We have been warned by Edward Said that “the equation between understanding and condoning is profoundly wrong.” If we fail to attempt to understand the systemic motivations behind the attack, preferring to pretend that they sprung from nowhere, we engage in the short-sighted ignorance that is a precondition for militarism. All too long, that ignorance has been willed. The fact of a strike on United States soil does nothing to bring us closer to being part of the rest of the world. Not yet, as we are still in grave danger of understanding war as an unfortunate but unavoidable exception to a general peace.

Those of us who resist wars like this one—wars of that rare variety, the kind our government calls by name—know that it is our highest goal to refuse to allow our bodies to be drawn into battle. What we fail to recognize is that in the unpublicized wars of our day-to-day, the draft is being carried out by other means.

Hannah Arendt has written that “…in politics obedience and support are the same.” How many of us, however, were capable of understanding the true content of our citizenship, and the true face of our country’s policies during the years in which this war was covert? Few of us recognized it for what it was, because we had been drafted into a homefront army that saw only “democracy” when we looked at belligerent interventions, only “freedom” when we looked at economic domination, and all too often saw “peace” when we were actually confronting war. And so we did not resist. We had been drafted into the consensual fantasy that we were a peaceful nation, defending democracy; a fantasy that is today just as much part of the armature of war as the industries that help produce it. While the draft of our bodies seems to many of us inconceivable, we have unwittingly been compelled to obey with the draft of our minds.

Now that we are faced with the concerted effort on the part of the United States to once again negate the implication of September 11th, we must ask ourselves whether a resistance to this war is meaningful without a resistance to the fantasy that generates it. If we ask for a return to a peacetime normalcy we are missing the point, that normalcy never existed except in our ignorance: on account of a war held from sight by the power of our nationalist illusions.

In 1954, while trying to oust an unsympathetic government in Iran, the CIA invented a term for the unintended consequences of covert US activities. They called them “blowback” and it is a term that can be aptly applied to much of what I have always hated about our government’s policies. This is the path we are on today, towards more “blowback”, and I am deeply appalled.
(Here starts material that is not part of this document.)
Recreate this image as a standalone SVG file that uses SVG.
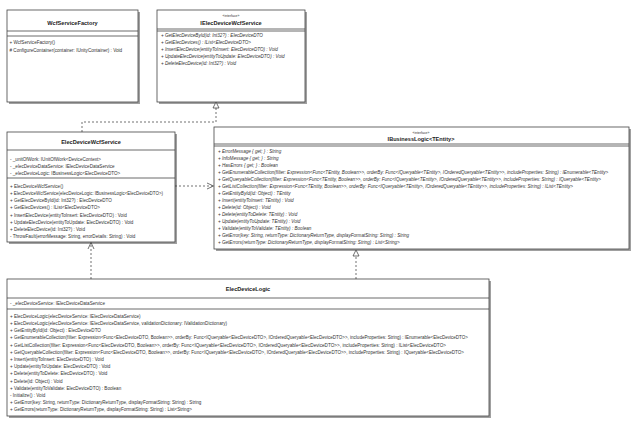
<svg xmlns="http://www.w3.org/2000/svg" width="640" height="429" viewBox="0 0 640 429">
<defs>
<style>
.sh{fill:#a0a0a0}
.bx{fill:#fff;stroke:#444;stroke-width:0.8}
.dv{stroke:#444;stroke-width:0.8}
text{font-family:"Liberation Sans",Arial,sans-serif;fill:#333;font-size:4.6px}
.i{font-style:italic}
.b{font-weight:bold;font-size:5.6px;fill:#222;text-anchor:middle}
.st{font-size:3.4px;text-anchor:middle}
.cn{fill:none;stroke:#333;stroke-width:0.7;stroke-dasharray:2,2}
.hd{fill:#fff;stroke:#333;stroke-width:0.7}
.op{fill:none;stroke:#333;stroke-width:0.7}
</style>
</defs>
<rect width="640" height="429" fill="#fff"/>

<g id="WcfServiceFactory">
<rect class="sh" x="9" y="12" width="131" height="92"/>
<rect class="bx" x="7" y="10" width="131" height="92"/>
<line class="dv" x1="7" y1="31" x2="138" y2="31"/>
<line class="dv" x1="7" y1="36" x2="138" y2="36"/>
<text class="b" x="72.5" y="24.5">WcfServiceFactory</text>
<text x="9.5" y="44">+ WcfServiceFactory()</text>
<text x="9.5" y="51.5"># ConfigureContainer(container: IUnityContainer) : Void</text>
</g>

<g id="IElecDeviceWcfService">
<rect class="sh" x="159" y="12" width="148" height="92"/>
<rect class="bx" x="157" y="10" width="148" height="92"/>
<line class="dv" x1="157" y1="29" x2="305" y2="29"/>
<line class="dv" x1="157" y1="31" x2="305" y2="31"/>
<text class="st" x="231" y="17">«interface»</text>
<text class="b" x="231" y="25">IElecDeviceWcfService</text>
<g class="i">
<text x="161" y="37">+ GetElecDeviceById(id: Int32?) : ElecDeviceDTO</text>
<text x="161" y="44">+ GetElecDevices() : IList&lt;ElecDeviceDTO&gt;</text>
<text x="161" y="51">+ InsertElecDevice(entityToInsert: ElecDeviceDTO) : Void</text>
<text x="161" y="58">+ UpdateElecDevice(entityToUpdate: ElecDeviceDTO) : Void</text>
<text x="161" y="65">+ DeleteElecDevice(id: Int32?) : Void</text>
</g>
</g>

<g id="ElecDeviceWcfService">
<rect class="sh" x="9" y="134" width="168" height="110"/>
<rect class="bx" x="7" y="132" width="168" height="110"/>
<line class="dv" x1="7" y1="150" x2="175" y2="150"/>
<line class="dv" x1="7" y1="178" x2="175" y2="178"/>
<text class="b" x="91" y="144">ElecDeviceWcfService</text>
<text x="10" y="160.8">- _unitOfWork: IUnitOfWork&lt;DeviceContext&gt;</text>
<text x="10" y="167.8">- _elecDeviceDataService: IElecDeviceDataService</text>
<text x="10" y="174.8">- _elecDeviceLogic: IBusinessLogic&lt;ElecDeviceDTO&gt;</text>
<text x="10" y="187.8">+ ElecDeviceWcfService()</text>
<text x="10" y="195" textLength="153" lengthAdjust="spacingAndGlyphs">+ ElecDeviceWcfService(elecDeviceLogic: IBusinessLogic&lt;ElecDeviceDTO&gt;)</text>
<text x="10" y="202.2">+ GetElecDeviceById(id: Int32?) : ElecDeviceDTO</text>
<text x="10" y="209.4">+ GetElecDevices() : IList&lt;ElecDeviceDTO&gt;</text>
<text x="10" y="216.6">+ InsertElecDevice(entityToInsert: ElecDeviceDTO) : Void</text>
<text x="10" y="223.8">+ UpdateElecDevice(entityToUpdate: ElecDeviceDTO) : Void</text>
<text x="10" y="231">+ DeleteElecDevice(id: Int32?) : Void</text>
<text x="10" y="238.2">- ThrowFault(errorMessage: String, errorDetails: String) : Void</text>
</g>

<g id="IBusinessLogic">
<rect class="sh" x="216" y="129" width="415" height="122"/>
<rect class="bx" x="214" y="127" width="415" height="122"/>
<line class="dv" x1="214" y1="144" x2="629" y2="144"/>
<line class="dv" x1="214" y1="146" x2="629" y2="146"/>
<text class="st" x="421" y="134">«interface»</text>
<text class="b" x="421" y="141">IBusinessLogic&lt;TEntity&gt;</text>
<g class="i">
<text x="218" y="152.8">+ ErrorMessage { get; } : String</text>
<text x="218" y="159.8">+ InfoMessage { get; } : String</text>
<text x="218" y="166.8">+ HasErrors { get; } : Boolean</text>
<text x="218" y="173.8">+ GetEnumerableCollection(filter: Expression&lt;Func&lt;TEntity, Boolean&gt;&gt;, orderBy: Func&lt;IQueryable&lt;TEntity&gt;, IOrderedQueryable&lt;TEntity&gt;&gt;, includeProperties: String) : IEnumerable&lt;TEntity&gt;</text>
<text x="218" y="180.8">+ GetQueryableCollection(filter: Expression&lt;Func&lt;TEntity, Boolean&gt;&gt;, orderBy: Func&lt;IQueryable&lt;TEntity&gt;, IOrderedQueryable&lt;TEntity&gt;&gt;, includeProperties: String) : IQueryable&lt;TEntity&gt;</text>
<text x="218" y="187.8">+ GetListCollection(filter: Expression&lt;Func&lt;TEntity, Boolean&gt;&gt;, orderBy: Func&lt;IQueryable&lt;TEntity&gt;, IOrderedQueryable&lt;TEntity&gt;&gt;, includeProperties: String) : IList&lt;TEntity&gt;</text>
<text x="218" y="194.8">+ GetEntityById(id: Object) : TEntity</text>
<text x="218" y="201.8">+ Insert(entityToInsert: TEntity) : Void</text>
<text x="218" y="208.8">+ Delete(id: Object) : Void</text>
<text x="218" y="215.8">+ Delete(entityToDelete: TEntity) : Void</text>
<text x="218" y="222.8">+ Update(entityToUpdate: TEntity) : Void</text>
<text x="218" y="229.8">+ Validate(entityToValidate: TEntity) : Boolean</text>
<text x="218" y="236.8">+ GetError(key: String, returnType: DictionaryReturnType, displayFormatString: String) : String</text>
<text x="218" y="243.8">+ GetErrors(returnType: DictionaryReturnType, displayFormatString: String) : List&lt;String&gt;</text>
</g>
</g>

<g id="ElecDeviceLogic">
<rect class="sh" x="9" y="281" width="482" height="137"/>
<rect class="bx" x="7" y="279" width="482" height="137"/>
<line class="dv" x1="7" y1="298" x2="489" y2="298"/>
<line class="dv" x1="7" y1="309" x2="489" y2="309"/>
<text class="b" x="248" y="291">ElecDeviceLogic</text>
<text x="10" y="304.6">- _elecDeviceService: IElecDeviceDataService</text>
<text x="10" y="317.8">+ ElecDeviceLogic(elecDeviceService: IElecDeviceDataService)</text>
<text x="10" y="325">+ ElecDeviceLogic(elecDeviceService: IElecDeviceDataService, validationDictionary: IValidationDictionary)</text>
<text x="10" y="332.2">+ GetEntityById(id: Object) : ElecDeviceDTO</text>
<text x="10" y="339.4" textLength="458" lengthAdjust="spacingAndGlyphs">+ GetEnumerableCollection(filter: Expression&lt;Func&lt;ElecDeviceDTO, Boolean&gt;&gt;, orderBy: Func&lt;IQueryable&lt;ElecDeviceDTO&gt;, IOrderedQueryable&lt;ElecDeviceDTO&gt;&gt;, includeProperties: String) : IEnumerable&lt;ElecDeviceDTO&gt;</text>
<text x="10" y="346.6" textLength="436" lengthAdjust="spacingAndGlyphs">+ GetListCollection(filter: Expression&lt;Func&lt;ElecDeviceDTO, Boolean&gt;&gt;, orderBy: Func&lt;IQueryable&lt;ElecDeviceDTO&gt;, IOrderedQueryable&lt;ElecDeviceDTO&gt;&gt;, includeProperties: String) : IList&lt;ElecDeviceDTO&gt;</text>
<text x="10" y="353.8" textLength="454" lengthAdjust="spacingAndGlyphs">+ GetQueryableCollection(filter: Expression&lt;Func&lt;ElecDeviceDTO, Boolean&gt;&gt;, orderBy: Func&lt;IQueryable&lt;ElecDeviceDTO&gt;, IOrderedQueryable&lt;ElecDeviceDTO&gt;&gt;, includeProperties: String) : IQueryable&lt;ElecDeviceDTO&gt;</text>
<text x="10" y="361">+ Insert(entityToInsert: ElecDeviceDTO) : Void</text>
<text x="10" y="368.2">+ Update(entityToUpdate: ElecDeviceDTO) : Void</text>
<text x="10" y="375.4">+ Delete(entityToDelete: ElecDeviceDTO) : Void</text>
<text x="10" y="382.6">+ Delete(id: Object) : Void</text>
<text x="10" y="389.8">+ Validate(entityToValidate: ElecDeviceDTO) : Boolean</text>
<text x="10" y="397">- Initialize() : Void</text>
<text x="10" y="404.2">+ GetError(key: String, returnType: DictionaryReturnType, displayFormatString: String) : String</text>
<text x="10" y="411.4">+ GetErrors(returnType: DictionaryReturnType, displayFormatString: String) : List&lt;String&gt;</text>
</g>

<g id="connectors">
<polyline class="cn" points="82,132 82,122 216,122 216,108"/>
<polygon class="hd" points="216,102 213,108 219,108"/>
<line class="cn" x1="175" y1="186" x2="212" y2="186"/>
<polyline class="op" points="207,183 213.5,186 207,189"/>
<line class="cn" x1="91" y1="279" x2="91" y2="243"/>
<polyline class="op" points="88,249 91,242.5 94,249"/>
<line class="cn" x1="356" y1="279" x2="356" y2="256"/>
<polygon class="hd" points="356,250 353,256 359,256"/>
</g>
</svg>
There is, however, one form of blowback that I would whole-heartedly embrace: one unintended consequence that I deem indispensable—a precondition for pacifism. We must generate this blowback at home. It must be based in a thorough, intelligent, and obdurate refusal to buy back into the illusion yet again. It must come from those of us who believe that we can no longer afford to have our people made targets along with the rest of the world. It is the blowback of a systematic disobedience, a signal that the ranks of the reserve army of public sentiment are deserting, and the proof that this is an army without whom this war cannot be fought.